Un artículo periodístico necesita una entrada clara y un cierre que retome el hilo inicial para dar circularidad; una tesis académica debe sostener la continuidad entre capítulos y evitar saltos abruptos; una novela requiere consistencia en la voz narrativa y en el tono. En todos los casos, el corrector actúa como mediador: no escribe el texto en lugar del autor, pero reorganiza, sugiere recortes o reagrupamientos y, cuando es necesario, agrega elementos de enlace como resúmenes o transiciones.
En este nivel también se vigila la pertinencia de las citas y referencias. En tiempos de modelos generativos que producen bibliografías inventadas, la labor del corrector es decisiva para garantizar la fiabilidad académica. El objetivo es que el texto se sostenga como un todo, sin redundancias ni lagunas, con una lógica interna clara.
Aunque este paso bordea el terreno de la edición de contenido, se diferencia por una regla fundamental: la corrección textual no altera la identidad del texto. Se trata de pulir la forma en que la obra se ofrece al lector, no de reescribirla. En este sentido, la corrección textual es el espacio de mayor delicadeza ética: un corrector puede ayudar a que el discurso sea más claro, más ordenado, más persuasivo, pero nunca debe reemplazar la voz del autor.
La corrección gramatical: precisión y norma
El tercer momento es la corrección gramatical. Aquí la lupa se posa sobre la oración misma y sobre los signos que la acompañan. Tradicionalmente se distingue entre la revisión oracional y la ortotipográfica.
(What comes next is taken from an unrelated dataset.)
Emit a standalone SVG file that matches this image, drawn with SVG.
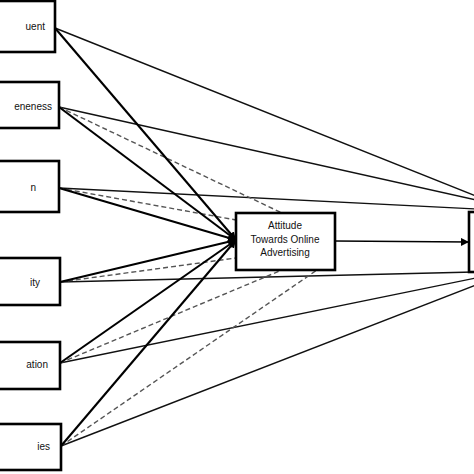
<svg xmlns="http://www.w3.org/2000/svg" width="474" height="474" viewBox="0 0 474 474">
<style>
.box{fill:#fff;stroke:#000;stroke-width:2.6}
.t{font-family:"Liberation Sans",Arial,sans-serif;font-size:10px;fill:#111}
.thin{stroke:#111;stroke-width:1.4;fill:none}
.thick{stroke:#000;stroke-width:2.1;fill:none}
.dash{stroke:#555;stroke-width:1.4;stroke-dasharray:5 3;fill:none}
</style>
<defs>
<marker id="ah" markerUnits="userSpaceOnUse" markerWidth="9" markerHeight="8" refX="8" refY="4" orient="auto">
<path d="M0,0 L8,4 L0,8 Z" fill="#000"/>
</marker>
</defs>
<rect width="474" height="474" fill="#fff"/>
<g id="connectors">
<line class="thin" x1="55" y1="28" x2="476" y2="196"/>
<line class="thin" x1="59" y1="107" x2="476" y2="200"/>
<line class="thin" x1="59" y1="188" x2="476" y2="209"/>
<line class="thin" x1="60" y1="282" x2="476" y2="272"/>
<line class="thin" x1="60" y1="363" x2="476" y2="278"/>
<line class="thin" x1="61" y1="446" x2="476" y2="285"/>
<line class="dash" x1="59" y1="107" x2="282" y2="213"/>
<line class="dash" x1="59" y1="188" x2="236" y2="220"/>
<line class="dash" x1="60" y1="282" x2="236" y2="258"/>
<line class="dash" x1="60" y1="363" x2="282" y2="270"/>
<line class="dash" x1="61" y1="446" x2="317" y2="270"/>
<line class="thick" x1="55" y1="28" x2="236" y2="240" marker-end="url(#ah)"/>
<line class="thick" x1="59" y1="107" x2="236" y2="240" marker-end="url(#ah)"/>
<line class="thick" x1="59" y1="188" x2="236" y2="240" marker-end="url(#ah)"/>
<line class="thick" x1="60" y1="282" x2="236" y2="240" marker-end="url(#ah)"/>
<line class="thick" x1="60" y1="363" x2="236" y2="240" marker-end="url(#ah)"/>
<line class="thick" x1="61" y1="446" x2="236" y2="240" marker-end="url(#ah)"/>
<line x1="335" y1="241" x2="469" y2="242" stroke="#000" stroke-width="1.6" marker-end="url(#ah)"/>
</g>
<g id="n1"><rect class="box" x="-60" y="1" width="115" height="51"/><text class="t" x="45" y="30" text-anchor="end">uent</text></g>
<g id="n2"><rect class="box" x="-60" y="82" width="119" height="46"/><text class="t" x="52" y="110" text-anchor="end">eneness</text></g>
<g id="n3"><rect class="box" x="-60" y="161" width="119" height="51"/><text class="t" x="36" y="191" text-anchor="end">n</text></g>
<g id="n4"><rect class="box" x="-60" y="258" width="120" height="47"/><text class="t" x="40" y="286" text-anchor="end">ity</text></g>
<g id="n5"><rect class="box" x="-60" y="342" width="120" height="47"/><text class="t" x="48" y="368" text-anchor="end">ation</text></g>
<g id="n6"><rect class="box" x="-60" y="424" width="121" height="46"/><text class="t" x="50" y="450" text-anchor="end">ies</text></g>
<g id="mediator"><rect class="box" x="236" y="213" width="99" height="57"/>
<text class="t" x="285" y="229" text-anchor="middle">Attitude</text>
<text class="t" x="285" y="243" text-anchor="middle">Towards Online</text>
<text class="t" x="285" y="256" text-anchor="middle">Advertising</text></g>
<g id="outcome"><rect class="box" x="469" y="212" width="30" height="60"/></g>
</svg>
La primera implica asegurarse de que cada oración esté completa, con un verbo bien ubicado que organice la semántica. Revisar la sintaxis supone examinar el orden de palabras, las concordancias de número y persona, la morfostaxis que da solidez a las construcciones y, cuando corresponde, la dimensión fónica: repeticiones, rimas involuntarias o cacofonías que pueden arruinar la fluidez.
La segunda —la ortotipográfica— se centra en la puntuación, la ortografía, las mayúsculas, las cursivas, las comillas, la uniformidad tipográfica. Son aspectos que parecen menores, pero que definen la presentación profesional del texto y, en contextos académicos o jurídicos, garantizan la legitimidad de la comunicación.
Este paso tiene una base histórica y teórica fuerte. Desde los gramáticos de la Antigüedad hasta Chomsky, la oración se concibe como la unidad mínima de sentido. Por eso, ubicar el verbo y organizar en torno a él toda la estructura no es una obsesión técnica sino una necesidad semántica. Una oración incompleta, ambigua o incoherente compromete la claridad del texto entero.
Algunas escuelas proponen sumar un cuarto paso: la lectura final. En realidad, esta instancia es un regreso a la primera actitud, la del lector ingenuo, pero ahora sobre un texto pulido. Se trata de asegurar que no haya quedado ningún error, que la información sea consistente, que la tipografía esté unificada. Es el momento en que el corrector entrega un producto “limpio, prolijo”, capaz de circular sin sobresaltos.
Una tradición viva
La división en tres lecturas o pasos no es una receta mecánica ni una superstición profesional. Es la síntesis de una práctica histórica que se ha transmitido desde los copistas medievales hasta las redacciones digitales actuales. Lo que cambia son las herramientas: los atendedores de antaño fueron reemplazados por programas de lectura inmersiva; las erratas de las imprentas renacentistas hoy son detectadas por correctores digitales; las bibliografías inventadas exigen un control humano que ninguna máquina puede garantizar del todo.
La permanencia de este modelo muestra que la corrección no se limita a cazar errores dispersos, sino que es un proceso intelectual de múltiples niveles. La lectura ingenua abre la perspectiva del lector real; la corrección textual organiza la arquitectura del discurso; la corrección gramatical asegura la precisión normativa. Entre las tres se cubre el arco completo que va de la experiencia de lectura a la exigencia de la norma.
En un mundo saturado de textos que circulan con velocidad y en múltiples formatos, la vigencia de este método se vuelve aún más evidente. La corrección no es un lujo ni un gasto superfluo, sino una garantía de claridad, accesibilidad y responsabilidad en la comunicación. Leer tres veces, con tres actitudes distintas, es una forma de honrar tanto la tradición del oficio como las necesidades de los lectores contemporáneos.



Gracias, Nuria. La descripción que has realizado sobre el oficio de corrector no solo le otorga su justo lugar a través del tiempo, sino que lo sitúa y reafirma en la inmediatez que ofrecen las herramientas de la actualidad.